▶ Written exercise:
Only the lines from the one containing "Clone this chart in matplotlib." through the one containing "0.00, 0.25, 0.40]" belong in the answer; copy them exactly and leave out pictures.

▶ Material for this task:
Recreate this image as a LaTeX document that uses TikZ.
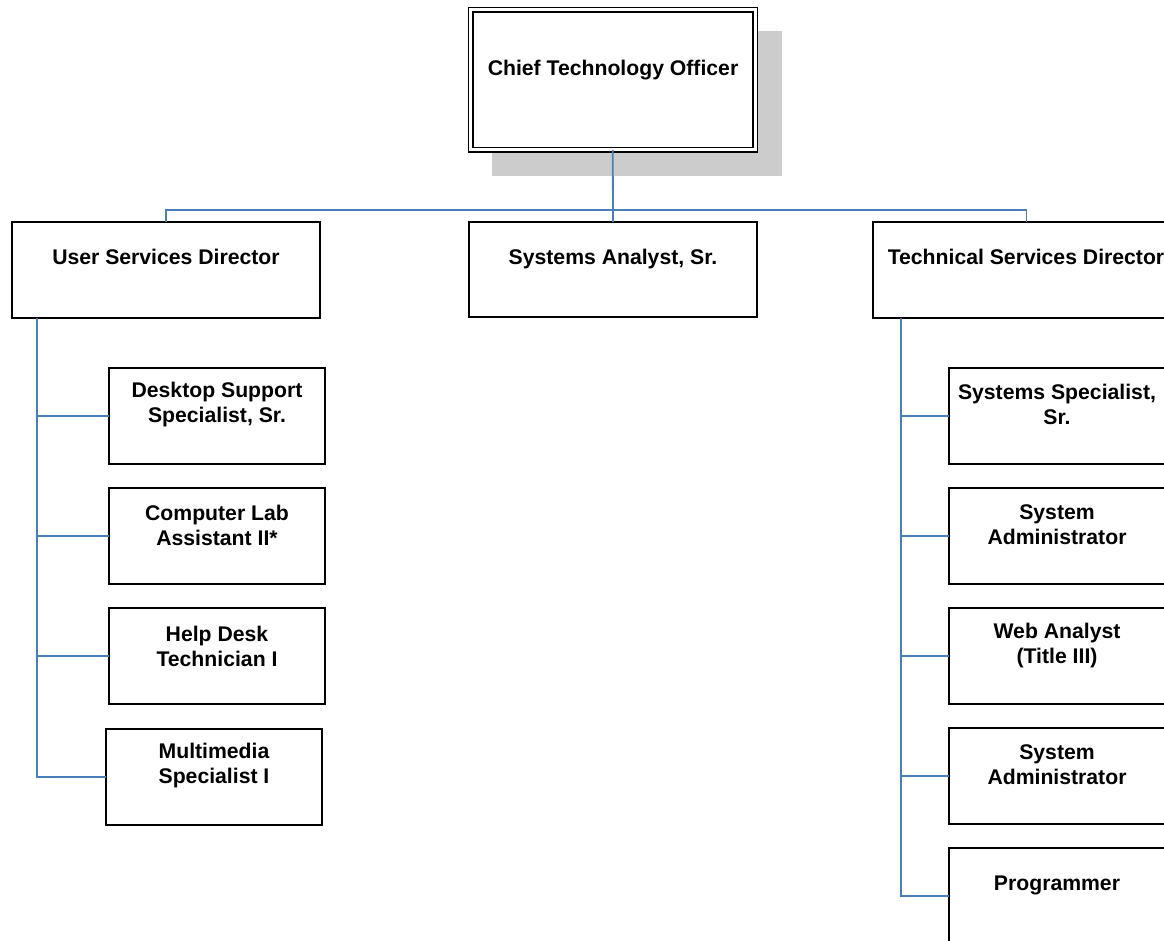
\documentclass[tikz,border=0pt]{standalone}
\usepackage{fontspec}
\setmainfont{Liberation Sans}
\usepackage{xcolor}
\usepackage{tikz}
\definecolor{linkblue}{RGB}{74,126,187}
\definecolor{shadowgray}{RGB}{204,204,204}
\tikzset{
  orgbox/.style={draw=black,fill=white,line width=1.8pt,inner sep=0pt,outer sep=0pt,minimum width=216pt,minimum height=96pt},
  orgtext/.style={font=\fontsize{21.2}{25}\selectfont\bfseries,align=center,inner sep=0pt},
  link/.style={draw=linkblue,line width=1.8pt}
}

\begin{document}
\begin{tikzpicture}[line cap=butt,line join=miter,x=1pt,y=-1pt]
\useasboundingbox (0,0) rectangle (1164,941);
\clip (0,0) rectangle (1164,941);
\fill[shadowgray] (492,31) rectangle (782,176);
\node[orgbox,double,double distance=3pt,line width=1.5pt,minimum width=284.5pt,minimum height=140pt] (cto) at (612.75,80) {};
\node[orgbox,minimum width=308pt] (usd) at (166,270) {};
\node[orgbox,minimum width=288pt,minimum height=95pt] (sas) at (613,269.5) {};
\node[orgbox,minimum width=307pt] (tsd) at (1026.5,270) {};
\node[orgbox] (dss) at (217,416) {};
\node[orgbox] (cla) at (217,536) {};
\node[orgbox] (hdt) at (217,656) {};
\node[orgbox] (mms) at (214,777) {};
\node[orgbox,minimum width=221pt] (sss) at (1059.5,416) {};
\node[orgbox,minimum width=221pt] (sa1) at (1059.5,536) {};
\node[orgbox,minimum width=221pt] (wan) at (1059.5,656) {};
\node[orgbox,minimum width=221pt] (sa2) at (1059.5,776) {};
\node[orgbox,minimum width=221pt] (prg) at (1059.5,896) {};
\coordinate (bus) at (613,210);
\coordinate (usdStem) at (37,318);
\coordinate (tsdStem) at (901,318);
\draw[link] (cto.south) -- (sas.north);
\draw[link] (usd.north) |- (bus) -| (tsd.north);
\foreach \c in {dss,cla,hdt,mms}
  \draw[link] (usdStem) |- (\c.west);
\foreach \c in {sss,sa1,wan,sa2,prg}
  \draw[link] (tsdStem) |- (\c.west);
\node[orgtext] (ctoText) at (613,70) {Chief Technology Officer};
\node[orgtext] (usdText) at (166,257) {User Services Director};
\node[orgtext] (sasText) at (613,259) {Systems Analyst, Sr.};
\node[orgtext] (tsdText) at (1026,257) {Technical Services Director};
\node[orgtext] (dssText) at (217,405) {Desktop Support\\Specialist, Sr.};
\node[orgtext] (claText) at (217,525) {Computer Lab\\Assistant II*};
\node[orgtext] (hdtText) at (217,646) {Help Desk\\Technician I};
\node[orgtext] (mmsText) at (214,766) {Multimedia\\Specialist I};
\node[orgtext] (sssText) at (1057,404) {Systems Specialist,\\Sr.};
\node[orgtext] (sa1Text) at (1057,525) {System\\Administrator};
\node[orgtext] (wanText) at (1057,646) {Web Analyst\\(Title III)};
\node[orgtext] (sa2Text) at (1057,765) {System\\Administrator};
\node[orgtext] (prgText) at (1057,885) {Programmer};
\end{tikzpicture}
\end{document}
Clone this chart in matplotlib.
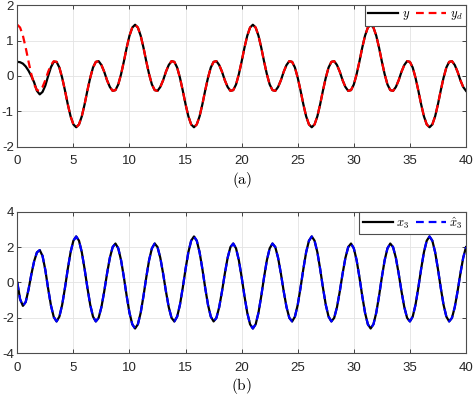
import numpy as np
import matplotlib
matplotlib.use("Agg")
import matplotlib.pyplot as plt

dt = 0.25

y_ref = [
    1.45, 1.37, 1.14, 0.80, 0.41, 0.05, -0.24, -0.40, -0.42, -0.31, -0.12, 0.12, 0.31, 0.42,
    0.40, 0.24, -0.05, -0.41, -0.80, -1.14, -1.37, -1.45, -1.37, -1.14, -0.80, -0.41, -0.05, 0.24,
    0.40, 0.42, 0.31, 0.12, -0.12, -0.31, -0.42, -0.40, -0.24, 0.05, 0.41, 0.80, 1.14, 1.37,
    1.45, 1.37, 1.14, 0.80, 0.41, 0.05, -0.24, -0.40, -0.42, -0.31, -0.12, 0.12, 0.31, 0.42,
    0.40, 0.24, -0.05, -0.41, -0.80, -1.14, -1.37, -1.45, -1.37, -1.14, -0.80, -0.41, -0.05, 0.24,
    0.40, 0.42, 0.31, 0.12, -0.12, -0.31, -0.42, -0.40, -0.24, 0.05, 0.41, 0.80, 1.14, 1.37,
    1.45, 1.37, 1.14, 0.80, 0.41, 0.05, -0.24, -0.40, -0.42, -0.31, -0.12, 0.12, 0.31, 0.42,
    0.40, 0.24, -0.05, -0.41, -0.80, -1.14, -1.37, -1.45, -1.37, -1.14, -0.80, -0.41, -0.05, 0.24,
    0.40, 0.42, 0.31, 0.12, -0.12, -0.31, -0.42, -0.40, -0.24, 0.05, 0.41, 0.80, 1.14, 1.37,
    1.45, 1.37, 1.14, 0.80, 0.41, 0.05, -0.24, -0.40, -0.42, -0.31, -0.12, 0.12, 0.31, 0.42,
    0.40, 0.24, -0.05, -0.41, -0.80, -1.14, -1.37, -1.45, -1.37, -1.14, -0.80, -0.41, -0.05, 0.24,
    0.40, 0.42, 0.31, 0.12, -0.12, -0.31, -0.42,
]

# output y differs from y_d only during the first ~3.5 s
y_start = [0.40, 0.39, 0.35, 0.27, 0.15, 0.00, -0.18, -0.42, -0.52, -0.45, -0.27, 0.00, 0.25, 0.40]

x3_start = [0.00, -0.95, -1.32, -1.10, -0.40, 0.45, 1.20, 1.70, 1.83, 1.50, 0.70, -0.35, -1.30, -1.95]
x3_rest = [
    -2.20, -1.93, -1.26, -0.30, 0.76, 1.71, 2.36, 2.60, 2.36, 1.71, 0.76, -0.30, -1.26, -1.93,
    -2.20, -2.00, -1.39, -0.50, 0.50, 1.39, 2.00, 2.20, 1.93, 1.26, 0.30, -0.76, -1.71, -2.36,
    -2.60, -2.36, -1.71, -0.76, 0.30, 1.26, 1.93, 2.20, 2.00, 1.39, 0.50, -0.50, -1.39, -2.00,
    -2.20, -1.93, -1.26, -0.30, 0.76, 1.71, 2.36, 2.60, 2.36, 1.71, 0.76, -0.30, -1.26, -1.93,
    -2.20, -2.00, -1.39, -0.50, 0.50, 1.39, 2.00, 2.20, 1.93, 1.26, 0.30, -0.76, -1.71, -2.36,
    -2.60, -2.36, -1.71, -0.76, 0.30, 1.26, 1.93, 2.20, 2.00, 1.39, 0.50, -0.50, -1.39, -2.00,
    -2.20, -1.93, -1.26, -0.30, 0.76, 1.71, 2.36, 2.60, 2.36, 1.71, 0.76, -0.30, -1.26, -1.93,
    -2.20, -2.00, -1.39, -0.50, 0.50, 1.39, 2.00, 2.20, 1.93, 1.26, 0.30, -0.76, -1.71, -2.36,
    -2.60, -2.36, -1.71, -0.76, 0.30, 1.26, 1.93, 2.20, 2.00, 1.39, 0.50, -0.50, -1.39, -2.00,
    -2.20, -1.93, -1.26, -0.30, 0.76, 1.71, 2.36, 2.60, 2.36, 1.71, 0.76, -0.30, -1.26, -1.93,
    -2.20, -2.00, -1.39, -0.50, 0.50, 1.39, 2.00,
]

xticks = [0, 5, 10, 15, 20, 25, 30, 35, 40]
yticks_a = [-2, -1, 0, 1, 2]
yticks_b = [-4, -2, 0, 2, 4]

y_out = y_start + y_ref[len(y_start):]
x3 = x3_start + x3_rest
x3_hat = list(x3)

t_a = np.arange(len(y_ref)) * dt
t_b = np.arange(len(x3)) * dt

plt.rcParams['font.family'] = ['Liberation Sans', 'DejaVu Sans']
plt.rcParams['mathtext.fontset'] = 'cm'
plt.rcParams['axes.unicode_minus'] = False
plt.rcParams['font.size'] = 9.5

fig = plt.figure(figsize=(4.74, 3.95), dpi=100)
ax1 = fig.add_axes([0.0365, 0.6286, 0.9466, 0.358])
ax2 = fig.add_axes([0.0365, 0.1056, 0.9466, 0.3585])

dash = (0, (3.5, 2.2))
ax1.plot(t_a, y_out, color='black', lw=1.6, label='$y$')
ax1.plot(t_a, y_ref, color='red', lw=1.6, linestyle=dash, label='$y_d$')
ax2.plot(t_b, x3, color='black', lw=1.6, label='$x_3$')
ax2.plot(t_b, x3_hat, color='blue', lw=1.6, linestyle=dash, label=r'$\hat{x}_3$')

for ax, yt, lim, tag in [(ax1, yticks_a, (-2, 2), '(a)'), (ax2, yticks_b, (-4, 4), '(b)')]:
    ax.set_xlim(0, 40)
    ax.set_ylim(*lim)
    ax.set_xticks(xticks)
    ax.set_yticks(yt)
    ax.grid(True, color='#e3e3e3', lw=0.6)
    ax.set_axisbelow(True)
    for s in ax.spines.values():
        s.set_color('#4d4d4d')
        s.set_linewidth(0.8)
    ax.tick_params(direction='in', top=True, right=True, length=3, width=0.6,
                   colors='#262626', labelsize=9.5)
    ax.tick_params(axis='x', pad=6)
    ax.tick_params(axis='y', pad=2.5)
    ax.set_xlabel(r'$\mathrm{' + tag + '}$', fontsize=11, labelpad=2)
    leg = ax.legend(loc='upper right', ncol=2, borderaxespad=0, fancybox=False,
                    edgecolor='#4d4d4d', framealpha=1, handlelength=2.4,
                    handletextpad=0.3, columnspacing=0.5, borderpad=0.25, fontsize=9)
    leg.get_frame().set_linewidth(0.8)

fig.savefig('out.png', dpi=100)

▶ Full solution:
Clone this chart in matplotlib.
import numpy as np
import matplotlib
matplotlib.use("Agg")
import matplotlib.pyplot as plt

dt = 0.25

y_ref = [
    1.45, 1.37, 1.14, 0.80, 0.41, 0.05, -0.24, -0.40, -0.42, -0.31, -0.12, 0.12, 0.31, 0.42,
    0.40, 0.24, -0.05, -0.41, -0.80, -1.14, -1.37, -1.45, -1.37, -1.14, -0.80, -0.41, -0.05, 0.24,
    0.40, 0.42, 0.31, 0.12, -0.12, -0.31, -0.42, -0.40, -0.24, 0.05, 0.41, 0.80, 1.14, 1.37,
    1.45, 1.37, 1.14, 0.80, 0.41, 0.05, -0.24, -0.40, -0.42, -0.31, -0.12, 0.12, 0.31, 0.42,
    0.40, 0.24, -0.05, -0.41, -0.80, -1.14, -1.37, -1.45, -1.37, -1.14, -0.80, -0.41, -0.05, 0.24,
    0.40, 0.42, 0.31, 0.12, -0.12, -0.31, -0.42, -0.40, -0.24, 0.05, 0.41, 0.80, 1.14, 1.37,
    1.45, 1.37, 1.14, 0.80, 0.41, 0.05, -0.24, -0.40, -0.42, -0.31, -0.12, 0.12, 0.31, 0.42,
    0.40, 0.24, -0.05, -0.41, -0.80, -1.14, -1.37, -1.45, -1.37, -1.14, -0.80, -0.41, -0.05, 0.24,
    0.40, 0.42, 0.31, 0.12, -0.12, -0.31, -0.42, -0.40, -0.24, 0.05, 0.41, 0.80, 1.14, 1.37,
    1.45, 1.37, 1.14, 0.80, 0.41, 0.05, -0.24, -0.40, -0.42, -0.31, -0.12, 0.12, 0.31, 0.42,
    0.40, 0.24, -0.05, -0.41, -0.80, -1.14, -1.37, -1.45, -1.37, -1.14, -0.80, -0.41, -0.05, 0.24,
    0.40, 0.42, 0.31, 0.12, -0.12, -0.31, -0.42,
]

# output y differs from y_d only during the first ~3.5 s
y_start = [0.40, 0.39, 0.35, 0.27, 0.15, 0.00, -0.18, -0.42, -0.52, -0.45, -0.27, 0.00, 0.25, 0.40]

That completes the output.